Jack Morava has some interesting ideas stemming from **stable homotopy theory** and **geometric topology** on the **Shafarevich Conjecture**.

The **Shafarevich Conjecture** states: $Gal(\bar Q / Q_{cycl})$ is free. That is, the Galois group of the algebraic closure of the rationals over the cyclotomic closure of the rationals is a free group.

References for Morava's thoughts are


 - [A theory of base motives](https://arxiv.org/abs/0908.3124) 2009.


 - [The motivic Thom isomorphism](https://arxiv.org/abs/math/0306151) 2003. 


 - [Toward a fundamental groupoid for the stable homotopy category](https://arxiv.org/abs/math/0509001) Link is to the arxiv, last updated 2009. There is a [journal version](https://msp.org/gtm/2007/10/gtm-2007-10-017p.pdf) from 2007.

 - [To the left of the Sphere Spectrum](http://www.ruhr-uni-bochum.de/topologie/conf08/jack.pdf), from a 2008 conference proceedings judging by the URL.

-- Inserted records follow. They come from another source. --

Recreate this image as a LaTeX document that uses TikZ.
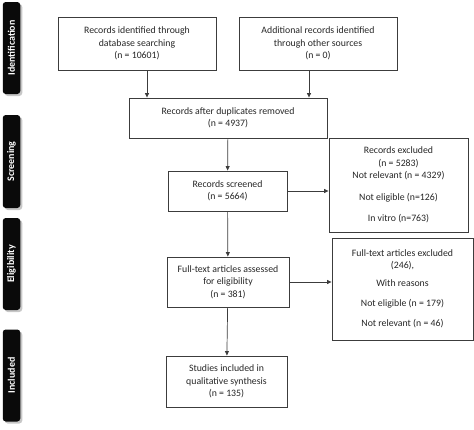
\documentclass[tikz,border=0pt]{standalone}
\usepackage{fontspec}
\setmainfont{Carlito}
\usepackage{tikz}
\usetikzlibrary{arrows.meta,positioning,calc,shadows}
\definecolor{boxline}{RGB}{60,60,60}
\definecolor{phasebg}{RGB}{10,10,10}

\begin{document}
\begin{tikzpicture}[
  x=1pt, y=-1pt,
  box/.style={rectangle, draw=boxline, line width=0.9pt, align=center,
              font=\fontsize{9.8}{12.5}\selectfont, text=black!85, inner sep=2pt},
  phase/.style={rectangle, rounded corners=3pt, fill=phasebg, rotate=90,
                minimum height=17.5pt, text=white, inner sep=0pt,
                font=\fontsize{10}{12}\selectfont\bfseries,
                drop shadow={shadow xshift=2pt, shadow yshift=-2pt, fill=black!22, opacity=1}},
  arr/.style={-{Triangle[length=4.5pt,width=4pt]}, line width=0.7pt, draw=boxline}
]
\useasboundingbox (0,0) rectangle (474,429);

%% ---- Phase labels (left) ----
\node[phase, minimum width=92pt] (ident) at (11.5,48) {Identification};
\node[phase, minimum width=93pt] (screen) at (11.5,161.5) {Screening};
\node[phase, minimum width=92pt] (elig) at (11.5,264) {Eligibility};
\node[phase, minimum width=92pt] (incl) at (11.5,375.5) {Included};

%% ---- Identification ----
\node[box, minimum width=158pt, minimum height=53pt] (dbrec) at (137,43.5)
  {Records identified through\\database searching\\(n = 10601)};
\node[box, minimum width=158pt, minimum height=53pt] (otherrec) at (318,43.5)
  {Additional records identified\\through other sources\\(n = 0)};

%% ---- Screening ----
\node[box, minimum width=198pt, minimum height=40pt] (dedup) at (228,118)
  {Records after duplicates removed\\(n = 4937)};
\node[box, minimum width=119pt, minimum height=40pt] (screened) at (227.5,191)
  {Records screened\\(n = 5664)};
\node[box, minimum width=139pt, minimum height=94pt] (recexcl) at (398.5,185)
  {Records excluded\\(n = 5283)\\Not relevant (n = 4329)\\[9pt]
   Not eligible (n=126)\\[8.5pt]In vitro (n=763)};

%% ---- Eligibility ----
\node[box, minimum width=122pt, minimum height=50pt] (fulltext) at (228,282)
  {Full-text articles assessed\\for eligibility\\(n = 381)};
\node[box, minimum width=141pt, minimum height=102pt] (ftexcl) at (402.5,289)
  {Full-text articles excluded\\(246),\\[5.5pt]With reasons\\[7.5pt]
   Not eligible (n = 179)\\[7.5pt]Not relevant (n = 46)};

%% ---- Included ----
\node[box, minimum width=121pt, minimum height=51pt] (studies) at (226.5,381.5)
  {Studies included in\\qualitative synthesis\\(n = 135)};

%% ---- Arrows ----
\draw[arr] ([xshift=10pt]dbrec.south) -- ([xshift=10pt]dbrec.south |- dedup.north);
\draw[arr] ([xshift=-9pt]otherrec.south) -- ([xshift=-9pt]otherrec.south |- dedup.north);
\draw[arr] (dedup)    -- (screened);
\draw[arr] (screened) -- (screened.east -| recexcl.west);
\draw[arr] (screened) -- (fulltext);
\draw[arr] (fulltext) -- (fulltext.east -| ftexcl.west);
\draw[arr] (fulltext) -- (studies);
\end{tikzpicture}
\end{document}
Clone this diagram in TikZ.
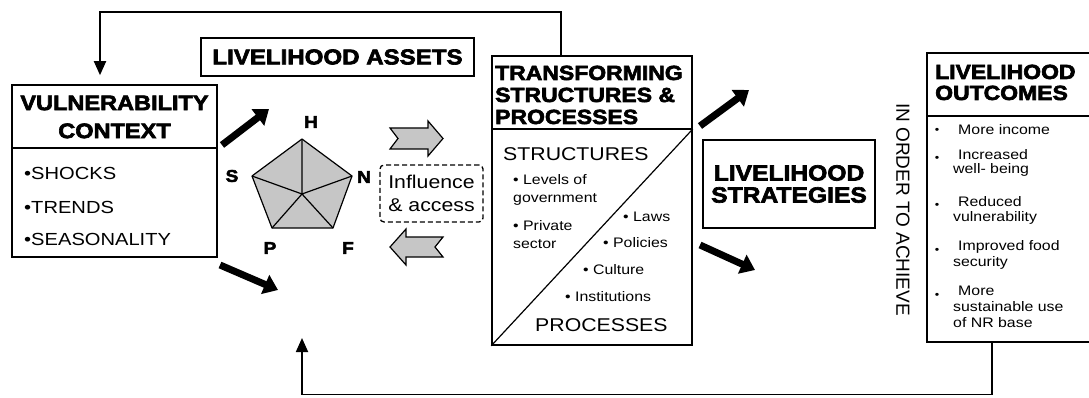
\documentclass[tikz,border=0pt]{standalone}
\usepackage{fontspec}
\setmainfont[FakeStretch=1.15]{Liberation Sans}
\newfontfamily\heavy[FakeStretch=1.12,FakeBold=3]{Liberation Sans Bold}
\newfontfamily\plainrot{Liberation Sans}
\usetikzlibrary{arrows.meta}
\begin{document}
\begin{tikzpicture}[x=1pt,y=-1pt,
  box/.style={draw, line width=1.6pt, inner sep=0pt},
  hd/.style={font=\heavy\fontsize{21.5}{22}\selectfont, align=center},
  hdl/.style={font=\heavy\fontsize{20.5}{21}\selectfont, anchor=base west, inner sep=0pt},
  blt/.style={font=\fontsize{17.5}{18}\selectfont, anchor=base west, inner sep=0pt},
  sml/.style={font=\fontsize{13.8}{15}\selectfont, anchor=base west, inner sep=0pt},
  big/.style={font=\fontsize{18.5}{20}\selectfont, anchor=base west, inner sep=0pt},
  lbl/.style={font=\heavy\fontsize{17}{18}\selectfont, inner sep=0pt},
  fb/.style={line width=1.8pt},
  fbtip/.style={-{Triangle[length=14pt,width=12pt]}},
  thick arrow/.style={line width=7pt, -{Triangle[length=14pt,width=20pt]}},
  grayarr/.style={draw, line width=1.2pt, fill=gray!45, line join=miter},
  pent/.style={draw, line width=1.2pt, line join=round}
]
\useasboundingbox (0,0) rectangle (1089,398);

% Livelihood assets title
\node[box, hd, minimum width=273pt, minimum height=38pt] (la) at (337.5,57) {LIVELIHOOD ASSETS};

% Vulnerability context
\node[box, minimum width=205pt, minimum height=172pt] (vc) at (114.5,171) {};
\draw[fb] (vc.west |- 0,148) -- (vc.east |- 0,148);
\node[hd, font=\heavy\fontsize{21}{28}\selectfont] (vct) at (114.5,117) {VULNERABILITY\\CONTEXT};
\node[blt] (vc1) at (24,180) {•SHOCKS};
\node[blt] (vc2) at (24,213) {•TRENDS};
\node[blt] (vc3) at (24,245) {•SEASONALITY};

% Pentagon of assets
\coordinate (ph) at (302,139);
\coordinate (pn) at (352,176);
\coordinate (pf) at (333,228);
\coordinate (pp) at (272,228);
\coordinate (ps) at (252,176);
\coordinate (pc) at (302,194);
\path[pent, fill=gray!45] (ph) -- (pn) -- (pf) -- (pp) -- (ps) -- cycle;
\draw[pent] (pc) -- (ph) (pc) -- (pn) (pc) -- (pf) (pc) -- (pp) (pc) -- (ps);
\node[lbl] (lh) at (311,122) {H};
\node[lbl] (ls) at (232,176) {S};
\node[lbl] (ln) at (364,177) {N};
\node[lbl] (lp) at (270,248) {P};
\node[lbl] (lf) at (348,248) {F};

% Influence & access
\node[draw, dash pattern=on 5pt off 3pt, line width=1.3pt, rounded corners=4pt,
      minimum width=103pt, minimum height=57pt, align=center, inner sep=0pt,
      font=\fontsize{18.5}{23}\selectfont] (inf) at (431.5,193.5) {Influence\\\& access};

% Gray block arrows
\path[grayarr] (390,128) -- (428,128) -- (428,121) -- (443,138.5) -- (428,156) -- (428,149) -- (390,149) -- (398,138.5) -- cycle;
\path[grayarr] (443,237) -- (406,237) -- (406,229) -- (390,247) -- (406,265) -- (406,257) -- (443,257) -- (435,247) -- cycle;

% Transforming structures & processes
\node[box, minimum width=200pt, minimum height=289pt] (ts) at (592,200.5) {};
\draw[fb] (ts.west |- 0,129) -- (ts.east |- 0,129);
\draw[line width=1.2pt] (ts.south west) -- (ts.east |- 0,129);
\node[hdl] (ts1) at (495,80) {TRANSFORMING};
\node[hdl] (ts2) at (495,102) {STRUCTURES \&};
\node[hdl] (ts3) at (495,124) {PROCESSES};
\node[big] (st) at (503,161) {STRUCTURES};
\node[big] (pr) at (535,331) {PROCESSES};
\node[sml] (s1) at (513,185) {• Levels of};
\node[sml] (s2) at (513,203) {government};
\node[sml] (s3) at (513,230) {• Private};
\node[sml] (s4) at (513,248) {sector};
\node[sml] (p1) at (623,222) {• Laws};
\node[sml] (p2) at (603,247) {• Policies};
\node[sml] (p3) at (583,274) {• Culture};
\node[sml] (p4) at (565,301) {• Institutions};

% Livelihood strategies
\node[box, hd, font=\heavy\fontsize{22}{22}\selectfont, minimum width=172pt, minimum height=88pt] (ls) at (789,184) {LIVELIHOOD\\STRATEGIES};

% In order to achieve
\node[font=\plainrot\fontsize{19}{20}\selectfont, rotate=-90, inner sep=0pt] (ioa) at (903,209.5) {IN ORDER TO ACHIEVE};

% Livelihood outcomes
\node[minimum width=170pt, minimum height=289pt, anchor=north west, inner sep=0pt] (lo) at (927,53) {};
\draw[fb] (1089,53) -- (lo.north west) -- (927,342) -- (1089,342);
\draw[fb] (927,116) -- (1089,116);
\node[hdl, font=\heavy\fontsize{20.5}{21}\selectfont] (lo1) at (935,79) {LIVELIHOOD};
\node[hdl, font=\heavy\fontsize{20.5}{21}\selectfont] (lo2) at (935,100) {OUTCOMES};
\foreach \yy [count=\i] in {131,159,206,251,296}
  \node[font=\fontsize{11}{12}\selectfont, inner sep=0pt] (d\i) at (937,\yy) {•};
\node[sml] (o1) at (958,135) {More income};
\node[sml] (o2) at (958,160) {Increased};
\node[sml] (o3) at (953,174) {well- being};
\node[sml] (o4) at (958,207) {Reduced};
\node[sml] (o5) at (953,222) {vulnerability};
\node[sml] (o6) at (958,250) {Improved food};
\node[sml] (o7) at (953,266) {security};
\node[sml] (o8) at (958,295) {More};
\node[sml] (o9) at (953,311) {sustainable use};
\node[sml] (o10) at (953,327) {of NR base};

% Thick black arrows
\coordinate (a1s) at (222,145); \coordinate (a1e) at (269,109);
\coordinate (a2s) at (220,265); \coordinate (a2e) at (278,290);
\coordinate (a3s) at (700,126); \coordinate (a3e) at (749,90);
\coordinate (a4s) at (700,245); \coordinate (a4e) at (755,270);
\draw[thick arrow] (a1s) -- (a1e);
\draw[thick arrow] (a2s) -- (a2e);
\draw[thick arrow] (a3s) -- (a3e);
\draw[thick arrow] (a4s) -- (a4e);

% Feedback lines
\draw[fb, fbtip] ([xshift=-31pt]ts.north) -- ++(0,-43) -| ([xshift=-14.5pt,yshift=9pt]vc.north);
\coordinate (assetsIn) at (302,338);
\draw[fb, fbtip] ([xshift=65pt]lo.south west) -- ++(0,52) -| (assetsIn);
\end{tikzpicture}
\end{document}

This is exciting material, but I'm having trouble coming up with a way to summarize the gist and have some questions. 

> (1)What exactly is Morava's definition of a **mixed Tate motive**?
>
> (2) What exactly is the connection Morava is advocating between **number theory** and **geometric topology** by invoking the appearance of the Riemann zeta function in Waldhausen's A-theory/pseudo-isotopy?
>
> (3) Morava states that the map from the K-theory of the integers to that of the sphere spectrum, $K(\mathbb {Z}) \to K(\mathbb {S})$, is a rational equivalence as a (partial) explanation of (2). How exactly does this work??
>
> (4) Where does Shafarevich fit in here?

Down-to-earth answers to these would be much appreciated!!